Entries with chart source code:
━━━━━━━━
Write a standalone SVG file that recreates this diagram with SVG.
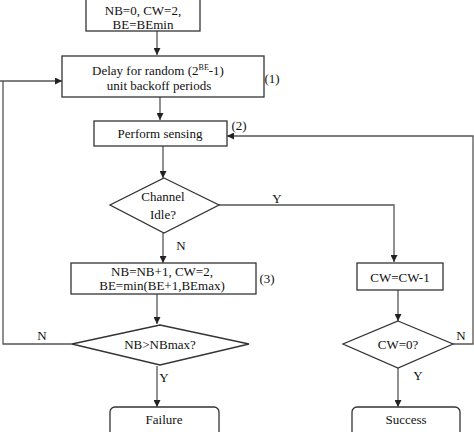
<svg xmlns="http://www.w3.org/2000/svg" width="474" height="432" viewBox="0 0 474 432">
<defs>
<marker id="arr" viewBox="0 0 10 10" refX="10" refY="5" markerWidth="7" markerHeight="7" markerUnits="userSpaceOnUse" orient="auto">
<path d="M0,0 L10,5 L0,10 z" fill="#222"/>
</marker>
</defs>
<style>
.box{fill:#fff;stroke:#333;stroke-width:1.3}
.ln{fill:none;stroke:#555;stroke-width:1.3}
.t{font-size:13px;fill:#111}
.c{text-anchor:middle}
.sup{font-size:8px}
</style>
<rect width="474" height="432" fill="#fff"/>
<g font-family="'Liberation Serif', 'Times New Roman', serif">
<g id="connectors">
<path class="ln" d="M157,31 V55" marker-end="url(#arr)"/>
<path class="ln" d="M160,97 V120" marker-end="url(#arr)"/>
<path class="ln" d="M163,146 V178" marker-end="url(#arr)"/>
<path class="ln" d="M219,205 H394 V262" marker-end="url(#arr)"/>
<path class="ln" d="M163,233 V263" marker-end="url(#arr)"/>
<path class="ln" d="M157,294 V324" marker-end="url(#arr)"/>
<path class="ln" d="M72,344 H3 V81"/>
<path class="ln" d="M0,81 H62" marker-end="url(#arr)"/>
<path class="ln" d="M157,366 V407" marker-end="url(#arr)"/>
<path class="ln" d="M398,290 V321" marker-end="url(#arr)"/>
<path class="ln" d="M453,344 H473 V136 H227" marker-end="url(#arr)"/>
<path class="ln" d="M398,368 V407" marker-end="url(#arr)"/>
<text class="t c" x="277" y="203">Y</text>
<text class="t c" x="181" y="250">N</text>
<text class="t c" x="42" y="340">N</text>
<text class="t c" x="164" y="382">Y</text>
<text class="t c" x="461" y="340">N</text>
<text class="t c" x="418" y="380">Y</text>
</g>
<g id="init">
<rect class="box" x="86" y="-5" width="114" height="36"/>
<text class="t c" x="143" y="15">NB=0, CW=2,</text>
<text class="t c" x="143" y="29">BE=BEmin</text>
</g>
<g id="delay">
<rect class="box" x="62" y="56" width="202" height="41"/>
<text class="t c" x="158" y="75">Delay for random (2<tspan class="sup" dy="-5">BE</tspan><tspan dy="5">-1)</tspan></text>
<text class="t c" x="159" y="90">unit backoff periods</text>
<text class="t c" x="272" y="83">(1)</text>
</g>
<g id="sensing">
<rect class="box" x="94" y="121" width="133" height="25"/>
<text class="t c" x="160" y="138">Perform sensing</text>
<text class="t c" x="239" y="130">(2)</text>
</g>
<g id="idle">
<path class="box" d="M164,178 L219,205 L164,233 L110,205 Z"/>
<text class="t c" x="163" y="201">Channel</text>
<text class="t c" x="163" y="219">Idle?</text>
</g>
<g id="backoff">
<rect class="box" x="71" y="263" width="185" height="31"/>
<text class="t c" x="162" y="276">NB=NB+1, CW=2,</text>
<text class="t c" x="162" y="290">BE=min(BE+1,BEmax)</text>
<text class="t c" x="267" y="283">(3)</text>
</g>
<g id="cwdec">
<rect class="box" x="357" y="263" width="86" height="27"/>
<text class="t c" x="400" y="282">CW=CW-1</text>
</g>
<g id="nbmax">
<path class="box" d="M160,325 L249,344 L160,365 L72,344 Z"/>
<text class="t c" x="160" y="349">NB&gt;NBmax?</text>
</g>
<g id="cwzero">
<path class="box" d="M398,321 L453,344 L398,368 L343,344 Z"/>
<text class="t c" x="398" y="349">CW=0?</text>
</g>
<g id="failure">
<rect class="box" x="110" y="407" width="109" height="35" rx="5"/>
<text class="t c" x="164" y="424">Failure</text>
</g>
<g id="success">
<rect class="box" x="352" y="407" width="108" height="35" rx="5"/>
<text class="t c" x="406" y="424">Success</text>
</g>
</g>
</svg>
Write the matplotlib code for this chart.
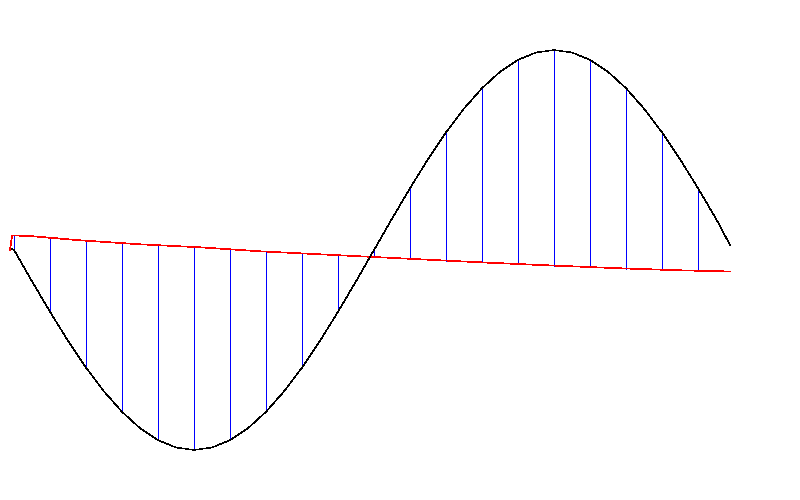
import matplotlib
matplotlib.use("Agg")
import matplotlib.pyplot as plt

# wave samples (x in px, value up-positive around the centre line)
curve_x = [12, 14, 32, 50, 68, 86, 104, 122, 140, 158, 176, 194, 212, 230, 248, 266,
           284, 302, 320, 338, 356, 374, 392, 410, 428, 446, 464, 482, 500, 518, 536,
           554, 572, 590, 608, 626, 644, 662, 680, 698, 716, 730]
curve_y = [1, 0, -31.3, -61.8, -90.8, -117.6, -141.4, -161.8, -178.2, -190.2, -197.5,
           -200, -197.5, -190.2, -178.2, -161.8, -141.4, -117.6, -90.8, -61.8, -31.3,
           0, 31.3, 61.8, 90.8, 117.6, 141.4, 161.8, 178.2, 190.2, 197.5, 200, 197.5,
           190.2, 178.2, 161.8, 141.4, 117.6, 90.8, 61.8, 31.3, 5]

# trend line
trend_x = [10, 12, 27, 80, 140, 200, 260, 300, 360, 480, 540, 620, 680, 730]
trend_y = [0, 14.5, 14.2, 9.7, 5.7, 2.7, -1.3, -3.3, -6.3, -12.3, -15, -18.3, -20.3, -21.5]

# residual sticks
stick_x = [14, 50, 86, 122, 158, 194, 230, 266, 302, 338, 374, 410, 446, 482, 518,
           554, 590, 626, 662, 698]
stick_top = [14.4, 11.8, 9.3, 6.9, 4.8, 3.0, 0.7, -1.6, -3.4, -5.2, -7.0, -8.8, -10.6,
             -12.4, -14.0, -15.6, -17.1, -18.5, -19.7, -20.8]
stick_bot = [0, -61.8, -117.6, -161.8, -190.2, -200, -190.2, -161.8, -117.6, -61.8,
             0, 61.8, 117.6, 161.8, 190.2, 200, 190.2, 161.8, 117.6, 61.8]

fig = plt.figure(figsize=(8, 5), dpi=100)
ax = fig.add_axes([0, 0, 1, 1])

ax.vlines(stick_x, stick_bot, stick_top, colors="#0000ff", linewidth=0.5, antialiased=False)
ax.plot(trend_x, trend_y, color="#ff0000", linewidth=0.5, antialiased=False)
ax.plot(curve_x, curve_y, color="black", linewidth=0.35, antialiased=False)

ax.set_xlim(0, 800)
ax.set_ylim(-250, 250)
ax.axis("off")

fig.savefig("out.png", dpi=100, facecolor="white")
━━━━━━━━
§ Exercise description
Find each line that has the word "Write", then copy it out.

§ Answer to the task
Write a standalone SVG file that recreates this diagram with SVG.
Write the matplotlib code for this chart.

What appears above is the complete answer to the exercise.